# Work to do
Please write the listing below out again exactly, leaving every picture behind.
>> Begin Dataset extract
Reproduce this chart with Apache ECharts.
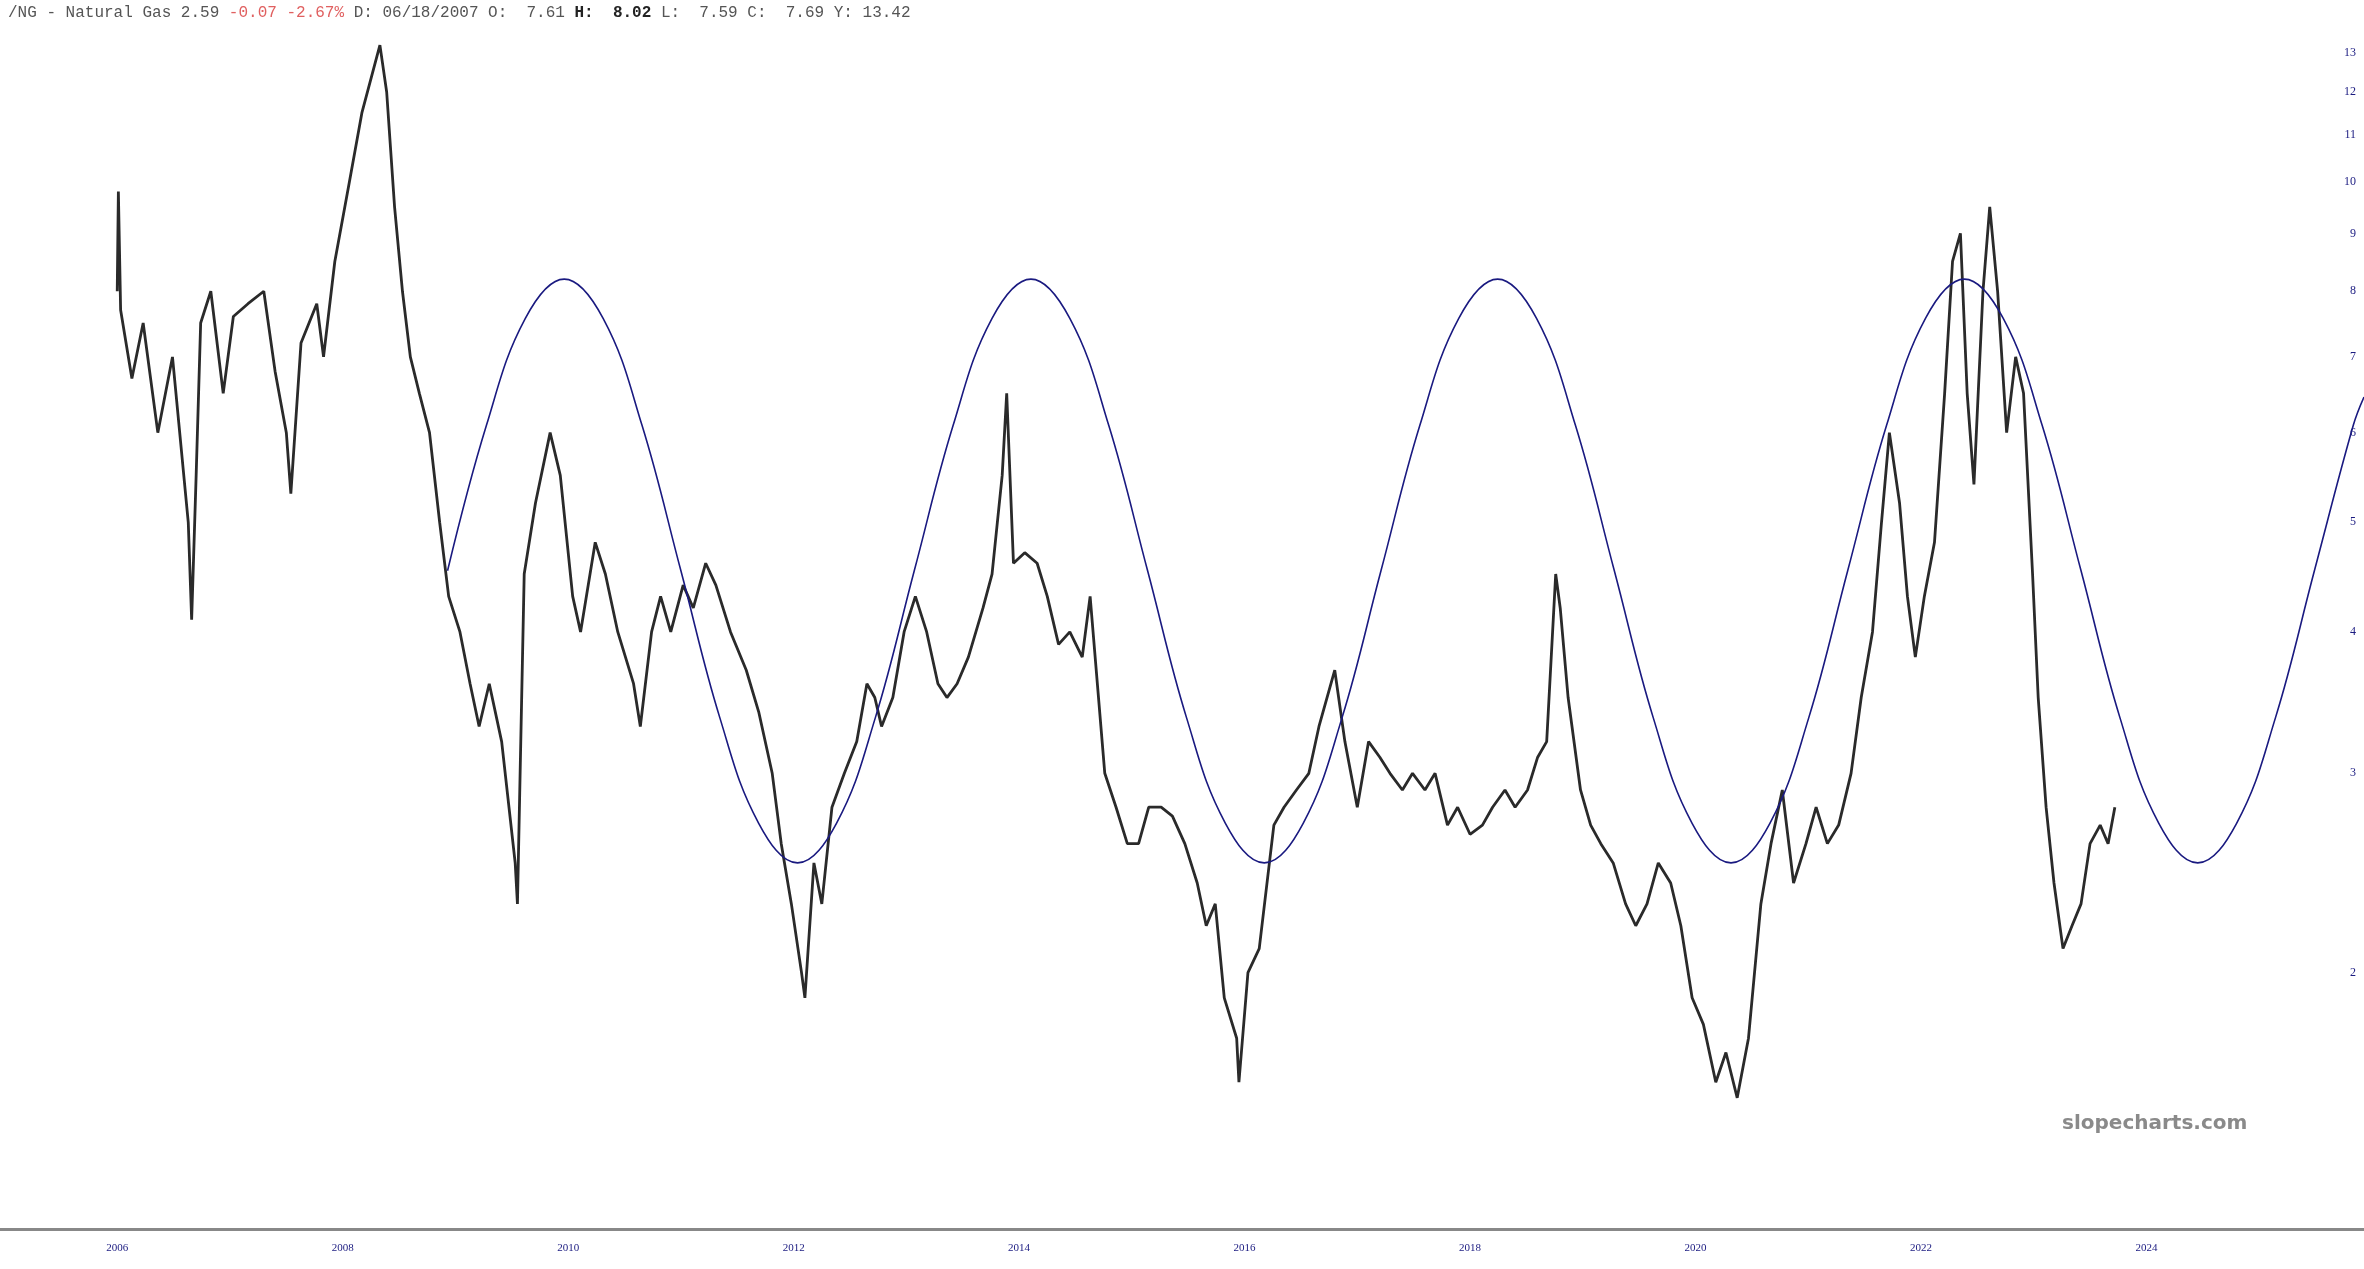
<!DOCTYPE html>
<html><head><meta charset="utf-8">
<script src="https://cdn.jsdelivr.net/npm/echarts@6/dist/echarts.min.js"></script>
<style>html,body{margin:0;padding:0;background:#fff}#c{width:2364px;height:1269px}</style>
</head><body><div id="c"></div>
<script>
const priceYears = [2006.00,2006.01,2006.03,2006.13,2006.23,2006.36,2006.49,2006.63,2006.66,2006.70,2006.74,2006.83,2006.94,2007.03,2007.16,2007.30,2007.40,2007.50,2007.54,2007.63,2007.77,2007.83,2007.93,2008.06,2008.17,2008.33,2008.39,2008.46,2008.53,2008.60,2008.68,2008.77,2008.86,2008.94,2009.04,2009.13,2009.21,2009.30,2009.41,2009.53,2009.55,2009.61,2009.71,2009.84,2009.93,2010.04,2010.11,2010.24,2010.33,2010.44,2010.58,2010.64,2010.74,2010.82,2010.91,2011.02,2011.11,2011.22,2011.31,2011.44,2011.58,2011.69,2011.81,2011.89,2011.98,2012.07,2012.10,2012.18,2012.25,2012.34,2012.45,2012.56,2012.65,2012.72,2012.78,2012.88,2012.98,2013.08,2013.18,2013.28,2013.36,2013.45,2013.55,2013.68,2013.76,2013.85,2013.89,2013.95,2014.05,2014.16,2014.25,2014.35,2014.45,2014.56,2014.63,2014.76,2014.86,2014.96,2015.06,2015.15,2015.26,2015.36,2015.47,2015.58,2015.66,2015.74,2015.82,2015.93,2015.95,2016.03,2016.13,2016.26,2016.35,2016.46,2016.57,2016.66,2016.80,2016.89,2017.00,2017.10,2017.20,2017.29,2017.40,2017.49,2017.60,2017.69,2017.80,2017.89,2018.00,2018.11,2018.20,2018.31,2018.40,2018.51,2018.60,2018.68,2018.76,2018.80,2018.87,2018.98,2019.07,2019.16,2019.27,2019.38,2019.47,2019.57,2019.67,2019.78,2019.87,2019.97,2020.07,2020.18,2020.27,2020.37,2020.47,2020.58,2020.67,2020.77,2020.87,2020.98,2021.07,2021.17,2021.27,2021.38,2021.47,2021.57,2021.65,2021.72,2021.81,2021.88,2021.95,2022.03,2022.12,2022.21,2022.28,2022.35,2022.41,2022.47,2022.55,2022.61,2022.68,2022.76,2022.84,2022.91,2022.99,2023.04,2023.11,2023.18,2023.26,2023.34,2023.42,2023.50,2023.59,2023.66,2023.72];
const priceValues = [8.0,9.8,7.7,6.7,7.5,6.0,7.0,5.0,4.1,5.5,7.5,8.0,6.5,7.6,7.8,8.0,6.8,6.0,5.3,7.2,7.8,7.0,8.5,10.0,11.5,13.2,12.0,9.5,8.0,7.0,6.5,6.0,5.0,4.3,4.0,3.6,3.3,3.6,3.2,2.5,2.3,4.5,5.2,6.0,5.5,4.3,4.0,4.8,4.5,4.0,3.6,3.3,4.0,4.3,4.0,4.4,4.2,4.6,4.4,4.0,3.7,3.4,3.0,2.6,2.3,2.0,1.9,2.5,2.3,2.8,3.0,3.2,3.6,3.5,3.3,3.5,4.0,4.3,4.0,3.6,3.5,3.6,3.8,4.2,4.5,5.5,6.5,4.6,4.7,4.6,4.3,3.9,4.0,3.8,4.3,3.0,2.8,2.6,2.6,2.8,2.8,2.75,2.6,2.4,2.2,2.3,1.9,1.75,1.6,2.0,2.1,2.7,2.8,2.9,3.0,3.3,3.7,3.2,2.8,3.2,3.1,3.0,2.9,3.0,2.9,3.0,2.7,2.8,2.65,2.7,2.8,2.9,2.8,2.9,3.1,3.2,4.5,4.2,3.5,2.9,2.7,2.6,2.5,2.3,2.2,2.3,2.5,2.4,2.2,1.9,1.8,1.6,1.7,1.55,1.75,2.3,2.6,2.9,2.4,2.6,2.8,2.6,2.7,3.0,3.5,4.0,5.0,6.0,5.2,4.3,3.8,4.3,4.8,6.5,8.5,9.0,6.5,5.4,8.0,9.5,8.0,6.0,7.0,6.5,4.5,3.5,2.8,2.4,2.1,2.2,2.3,2.6,2.7,2.6,2.8];
const cycleYears = [2008.93,2009.275,2009.62,2009.965,2010.31,2010.655,2011.00,2011.345,2011.69,2012.035,2012.38,2012.725,2013.07,2013.415,2013.76,2014.105,2014.45,2014.795,2015.14,2015.485,2015.83,2016.175,2016.52,2016.865,2017.21,2017.555,2017.90,2018.245,2018.59,2018.935,2019.28,2019.625,2019.97,2020.315,2020.66,2021.005,2021.35,2021.695,2022.04,2022.385,2022.73,2023.075,2023.42,2023.765,2024.11,2024.455,2024.80,2025.145,2025.49,2025.835,2025.93];
const cycleValues = [4.53,6.09,7.57,8.2,7.57,6.09,4.53,3.36,2.71,2.5,2.71,3.36,4.53,6.09,7.57,8.2,7.57,6.09,4.53,3.36,2.71,2.5,2.71,3.36,4.53,6.09,7.57,8.2,7.57,6.09,4.53,3.36,2.71,2.5,2.71,3.36,4.53,6.09,7.57,8.2,7.57,6.09,4.53,3.36,2.71,2.5,2.71,3.36,4.53,6.09,6.45];
const yearTicks = [2006,2008,2010,2012,2014,2016,2018,2020,2022,2024];
const priceTicks = [2,3,4,5,6,7,8,9,10,11,12,13];

const chart = echarts.init(document.getElementById('c'));
chart.setOption({
  backgroundColor:'#fff', animation:false,
  grid:{left:0,right:0,top:0,bottom:40},
  xAxis:{type:'value',min:2004.96,max:2025.93,
    axisLine:{show:true,lineStyle:{color:'#888',width:3}},
    axisTick:{show:false},splitLine:{show:false},
    axisLabel:{customValues:yearTicks,formatter:v=>String(Math.round(v)),color:'#1a1a80',fontFamily:'Liberation Serif',fontSize:11,margin:14}},
  yAxis:{type:'log',logBase:10,min:1.187,max:14.47,position:'right',
    axisLine:{show:false},axisTick:{show:false},splitLine:{show:false},
    axisLabel:{customValues:priceTicks,inside:true,margin:8,color:'#1a1a80',fontFamily:'Liberation Serif',fontSize:12,formatter:v=>String(Math.round(v))}},
  graphic:[
    {type:'text',left:8,top:5,style:{rich:{n:{fill:'#555',font:'16px "Liberation Mono"'},r:{fill:'#e06060',font:'16px "Liberation Mono"'},b:{fill:'#222',font:'bold 16px "Liberation Mono"'}},
      text:'{n|/NG - Natural Gas 2.59 }{r|-0.07 -2.67%}{n| D: 06/18/2007 O:  7.61 }{b|H:  8.02}{n| L:  7.59 C:  7.69 Y: 13.42}'}},
    {type:'text',left:2062,top:1114,style:{text:'slopecharts.com',fill:'#8a8a8a',font:'bold 20px "DejaVu Sans"'}}
  ],
  series:[
    {type:'line',data:cycleYears.map((y,i)=>[y,cycleValues[i]]),smooth:0.4,showSymbol:false,lineStyle:{color:'#1a1a80',width:1.6},z:3},
    {type:'line',data:priceYears.map((y,i)=>[y,priceValues[i]]),showSymbol:false,lineStyle:{color:'#2a2a2a',width:2.8},z:2}
  ]
});
</script></body></html>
>> End Dataset extract
# Problem solution
Reproduce this chart with Apache ECharts.
<!DOCTYPE html>
<html><head><meta charset="utf-8">
<script src="https://cdn.jsdelivr.net/npm/echarts@6/dist/echarts.min.js"></script>
<style>html,body{margin:0;padding:0;background:#fff}#c{width:2364px;height:1269px}</style>
</head><body><div id="c"></div>
<script>
const priceYears = [2006.00,2006.01,2006.03,2006.13,2006.23,2006.36,2006.49,2006.63,2006.66,2006.70,2006.74,2006.83,2006.94,2007.03,2007.16,2007.30,2007.40,2007.50,2007.54,2007.63,2007.77,2007.83,2007.93,2008.06,2008.17,2008.33,2008.39,2008.46,2008.53,2008.60,2008.68,2008.77,2008.86,2008.94,2009.04,2009.13,2009.21,2009.30,2009.41,2009.53,2009.55,2009.61,2009.71,2009.84,2009.93,2010.04,2010.11,2010.24,2010.33,2010.44,2010.58,2010.64,2010.74,2010.82,2010.91,2011.02,2011.11,2011.22,2011.31,2011.44,2011.58,2011.69,2011.81,2011.89,2011.98,2012.07,2012.10,2012.18,2012.25,2012.34,2012.45,2012.56,2012.65,2012.72,2012.78,2012.88,2012.98,2013.08,2013.18,2013.28,2013.36,2013.45,2013.55,2013.68,2013.76,2013.85,2013.89,2013.95,2014.05,2014.16,2014.25,2014.35,2014.45,2014.56,2014.63,2014.76,2014.86,2014.96,2015.06,2015.15,2015.26,2015.36,2015.47,2015.58,2015.66,2015.74,2015.82,2015.93,2015.95,2016.03,2016.13,2016.26,2016.35,2016.46,2016.57,2016.66,2016.80,2016.89,2017.00,2017.10,2017.20,2017.29,2017.40,2017.49,2017.60,2017.69,2017.80,2017.89,2018.00,2018.11,2018.20,2018.31,2018.40,2018.51,2018.60,2018.68,2018.76,2018.80,2018.87,2018.98,2019.07,2019.16,2019.27,2019.38,2019.47,2019.57,2019.67,2019.78,2019.87,2019.97,2020.07,2020.18,2020.27,2020.37,2020.47,2020.58,2020.67,2020.77,2020.87,2020.98,2021.07,2021.17,2021.27,2021.38,2021.47,2021.57,2021.65,2021.72,2021.81,2021.88,2021.95,2022.03,2022.12,2022.21,2022.28,2022.35,2022.41,2022.47,2022.55,2022.61,2022.68,2022.76,2022.84,2022.91,2022.99,2023.04,2023.11,2023.18,2023.26,2023.34,2023.42,2023.50,2023.59,2023.66,2023.72];
const priceValues = [8.0,9.8,7.7,6.7,7.5,6.0,7.0,5.0,4.1,5.5,7.5,8.0,6.5,7.6,7.8,8.0,6.8,6.0,5.3,7.2,7.8,7.0,8.5,10.0,11.5,13.2,12.0,9.5,8.0,7.0,6.5,6.0,5.0,4.3,4.0,3.6,3.3,3.6,3.2,2.5,2.3,4.5,5.2,6.0,5.5,4.3,4.0,4.8,4.5,4.0,3.6,3.3,4.0,4.3,4.0,4.4,4.2,4.6,4.4,4.0,3.7,3.4,3.0,2.6,2.3,2.0,1.9,2.5,2.3,2.8,3.0,3.2,3.6,3.5,3.3,3.5,4.0,4.3,4.0,3.6,3.5,3.6,3.8,4.2,4.5,5.5,6.5,4.6,4.7,4.6,4.3,3.9,4.0,3.8,4.3,3.0,2.8,2.6,2.6,2.8,2.8,2.75,2.6,2.4,2.2,2.3,1.9,1.75,1.6,2.0,2.1,2.7,2.8,2.9,3.0,3.3,3.7,3.2,2.8,3.2,3.1,3.0,2.9,3.0,2.9,3.0,2.7,2.8,2.65,2.7,2.8,2.9,2.8,2.9,3.1,3.2,4.5,4.2,3.5,2.9,2.7,2.6,2.5,2.3,2.2,2.3,2.5,2.4,2.2,1.9,1.8,1.6,1.7,1.55,1.75,2.3,2.6,2.9,2.4,2.6,2.8,2.6,2.7,3.0,3.5,4.0,5.0,6.0,5.2,4.3,3.8,4.3,4.8,6.5,8.5,9.0,6.5,5.4,8.0,9.5,8.0,6.0,7.0,6.5,4.5,3.5,2.8,2.4,2.1,2.2,2.3,2.6,2.7,2.6,2.8];
const cycleYears = [2008.93,2009.275,2009.62,2009.965,2010.31,2010.655,2011.00,2011.345,2011.69,2012.035,2012.38,2012.725,2013.07,2013.415,2013.76,2014.105,2014.45,2014.795,2015.14,2015.485,2015.83,2016.175,2016.52,2016.865,2017.21,2017.555,2017.90,2018.245,2018.59,2018.935,2019.28,2019.625,2019.97,2020.315,2020.66,2021.005,2021.35,2021.695,2022.04,2022.385,2022.73,2023.075,2023.42,2023.765,2024.11,2024.455,2024.80,2025.145,2025.49,2025.835,2025.93];
const cycleValues = [4.53,6.09,7.57,8.2,7.57,6.09,4.53,3.36,2.71,2.5,2.71,3.36,4.53,6.09,7.57,8.2,7.57,6.09,4.53,3.36,2.71,2.5,2.71,3.36,4.53,6.09,7.57,8.2,7.57,6.09,4.53,3.36,2.71,2.5,2.71,3.36,4.53,6.09,7.57,8.2,7.57,6.09,4.53,3.36,2.71,2.5,2.71,3.36,4.53,6.09,6.45];
const yearTicks = [2006,2008,2010,2012,2014,2016,2018,2020,2022,2024];
const priceTicks = [2,3,4,5,6,7,8,9,10,11,12,13];

const chart = echarts.init(document.getElementById('c'));
chart.setOption({
  backgroundColor:'#fff', animation:false,
  grid:{left:0,right:0,top:0,bottom:40},
  xAxis:{type:'value',min:2004.96,max:2025.93,
    axisLine:{show:true,lineStyle:{color:'#888',width:3}},
    axisTick:{show:false},splitLine:{show:false},
    axisLabel:{customValues:yearTicks,formatter:v=>String(Math.round(v)),color:'#1a1a80',fontFamily:'Liberation Serif',fontSize:11,margin:14}},
  yAxis:{type:'log',logBase:10,min:1.187,max:14.47,position:'right',
    axisLine:{show:false},axisTick:{show:false},splitLine:{show:false},
    axisLabel:{customValues:priceTicks,inside:true,margin:8,color:'#1a1a80',fontFamily:'Liberation Serif',fontSize:12,formatter:v=>String(Math.round(v))}},
  graphic:[
    {type:'text',left:8,top:5,style:{rich:{n:{fill:'#555',font:'16px "Liberation Mono"'},r:{fill:'#e06060',font:'16px "Liberation Mono"'},b:{fill:'#222',font:'bold 16px "Liberation Mono"'}},
      text:'{n|/NG - Natural Gas 2.59 }{r|-0.07 -2.67%}{n| D: 06/18/2007 O:  7.61 }{b|H:  8.02}{n| L:  7.59 C:  7.69 Y: 13.42}'}},
    {type:'text',left:2062,top:1114,style:{text:'slopecharts.com',fill:'#8a8a8a',font:'bold 20px "DejaVu Sans"'}}
  ],
  series:[
    {type:'line',data:cycleYears.map((y,i)=>[y,cycleValues[i]]),smooth:0.4,showSymbol:false,lineStyle:{color:'#1a1a80',width:1.6},z:3},
    {type:'line',data:priceYears.map((y,i)=>[y,priceValues[i]]),showSymbol:false,lineStyle:{color:'#2a2a2a',width:2.8},z:2}
  ]
});
</script></body></html>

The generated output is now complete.